What Most People Miss
The biggest misconception is that the narrows are "fixed" because of the explosion.
I’ve talked to tugboat captains who still get a "knot in their stomach" when the tide is running high. They’ll tell you that the water has a memory. The removal of the peaks changed the shape of the whirlpools, but it didn't remove the energy.
Also, people often forget the Maud Island connection. The tunnel they used for the explosion is still there, deep underground, though it’s flooded and sealed now. It’s a ghost of one of the greatest engineering feats in Canadian history, sitting right beneath the feet of the eagles that perch on the shore.
How to Respect the Narrows
If you're planning to visit or—heaven forbid—take a small boat through, here is the reality:
- Check the Tide Tables: Do not guess. Use the Canadian Tide and Current Tables (Volume 6). Look for "Seymour Narrows."
- Listen to Channel 71: This is the Vessel Traffic Services (VTS) frequency. You’ll hear the big ships announcing their transit. Stay out of their way. They can’t stop or turn once they’re in the "funnel."
- Visit the Museum: The Campbell River Museum has the original footage of the Ripple Rock blast. It’s grainier than a modern YouTube video, but it’s terrifying to see that much rock just... disappear.
Seymour Narrows isn't just a geographical feature; it’s a living, breathing part of the BC coast. It’s a place that demands you pay attention. Whether you're hiking the trail or standing on the deck of a ship, just remember that the "vile" water George Vancouver saw is still there, swirling away under the surface.

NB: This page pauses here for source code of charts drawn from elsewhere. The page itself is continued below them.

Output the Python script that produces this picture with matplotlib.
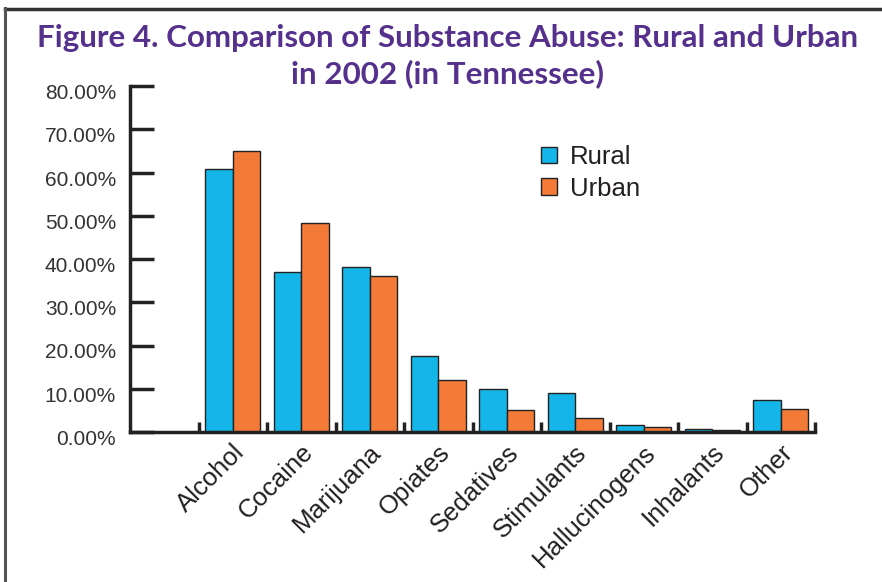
import matplotlib
matplotlib.use("Agg")
import matplotlib.pyplot as plt
from matplotlib.lines import Line2D
from matplotlib.transforms import ScaledTranslation
import numpy as np

categories = ["Alcohol", "Cocaine", "Marijuana", "Opiates", "Sedatives",
              "Stimulants", "Hallucinogens", "Inhalants", "Other"]
rural = [60.8, 36.9, 38.2, 17.5, 9.9, 9.0, 1.6, 0.6, 7.5]
urban = [65.0, 48.3, 36.0, 12.1, 5.0, 3.2, 1.2, 0.5, 5.4]
yticks = [0, 10, 20, 30, 40, 50, 60, 70, 80]
ytick_labels = ["0.00%", "10.00%", "20.00%", "30.00%", "40.00%",
                "50.00%", "60.00%", "70.00%", "80.00%"]
title_lines = ["Figure 4. Comparison of Substance Abuse: Rural and Urban",
               "in 2002 (in Tennessee)"]

BLUE = "#14b5e8"
ORANGE = "#f47a38"
EDGE = "#222222"
PURPLE = "#55308d"
TEXT = "#231f20"

plt.rcParams["font.family"] = ["Liberation Sans", "DejaVu Sans"]

W, H = 882, 582
fig = plt.figure(figsize=(W / 100, H / 100), dpi=100)
ax = fig.add_axes([130 / W, (H - 432) / H, 685 / W, 346 / H])

x = np.arange(len(categories))
bw = 0.4
ax.bar(x - bw / 2, rural, width=bw, color=BLUE, edgecolor=EDGE, linewidth=1.0, label="Rural")
ax.bar(x + bw / 2, urban, width=bw, color=ORANGE, edgecolor=EDGE, linewidth=1.0, label="Urban")

ax.set_xlim(-1.5, len(categories) - 0.5)
ax.set_ylim(0, 80)

for side in ("top", "right"):
    ax.spines[side].set_visible(False)
for side in ("left", "bottom"):
    ax.spines[side].set_linewidth(2.5)
    ax.spines[side].set_color(EDGE)

ax.set_yticks(yticks)
ax.set_yticklabels(ytick_labels)
ax.tick_params(axis="y", direction="in", length=17, width=2.5, color=EDGE,
               pad=10, labelsize=15, labelcolor="#333333")
for lab in ax.get_yticklabels():
    lab.set_transform(lab.get_transform() + ScaledTranslation(0, -0.055, fig.dpi_scale_trans))

ax.set_xticks(np.arange(-0.5, len(categories), 1.0))
ax.set_xticklabels([])
ax.tick_params(axis="x", which="major", direction="in", length=7, width=2.5, color=EDGE)
ax.set_xticks(x, minor=True)
ax.set_xticklabels(categories, minor=True, rotation=45, ha="right", va="center",
                   rotation_mode="anchor", fontsize=18.5, color=TEXT)
ax.tick_params(axis="x", which="minor", length=0, pad=12)
for lab in ax.get_xticklabels(minor=True):
    lab.set_transform(lab.get_transform() + ScaledTranslation(0.08, 0, fig.dpi_scale_trans))

leg = ax.legend(loc="upper left", bbox_to_anchor=(541 / W, 1 - 145 / H),
                bbox_transform=fig.transFigure, frameon=False, fontsize=18.5,
                handlelength=0.62, handleheight=0.62, handletextpad=0.5,
                labelspacing=0.3, borderpad=0, borderaxespad=0)
for t in leg.get_texts():
    t.set_color(TEXT)

fig.text(0.507, 1 - 38 / H, title_lines[0], ha="center", va="center", fontsize=22.6,
         fontweight="bold", color=PURPLE, family=["Lato", "DejaVu Sans"])
fig.text(0.507, 1 - 74 / H, title_lines[1], ha="center", va="center", fontsize=22.6,
         fontweight="bold", color=PURPLE, family=["Lato", "DejaVu Sans"])

fig.add_artist(Line2D([5 / W, 1], [1 - 8.5 / H, 1 - 8.5 / H], transform=fig.transFigure,
                      color="#333333", linewidth=2.5))
fig.add_artist(Line2D([5 / W, 5 / W], [0, 1 - 8 / H], transform=fig.transFigure,
                      color="#555555", linewidth=2.2))

fig.savefig("out.png", dpi=100)
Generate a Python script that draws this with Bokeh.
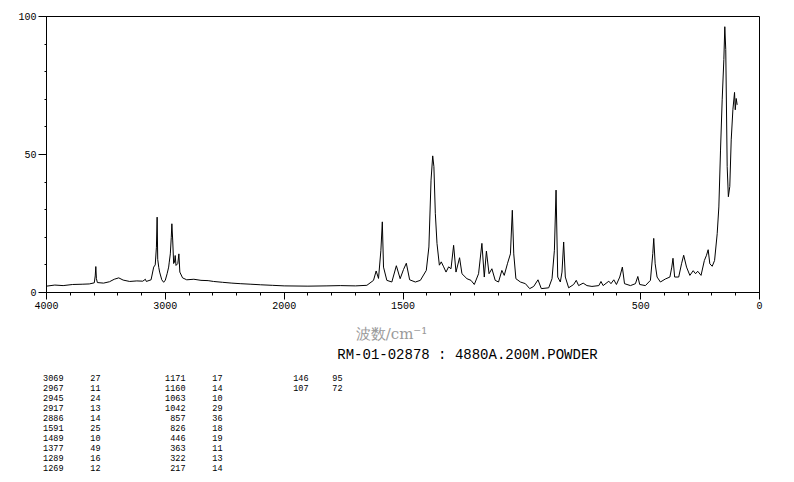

To get the most out of your visit, head to the Ripple Rock Trailhead at low tide. This is when the remaining underwater structure of the narrows causes the most visible surface turbulence, giving you the best view of the "boiling" water effect without ever having to leave dry land. Check the local weather for Campbell River before heading out, as the bluffs can get extremely windy when a storm is blowing in from the Johnstone Strait.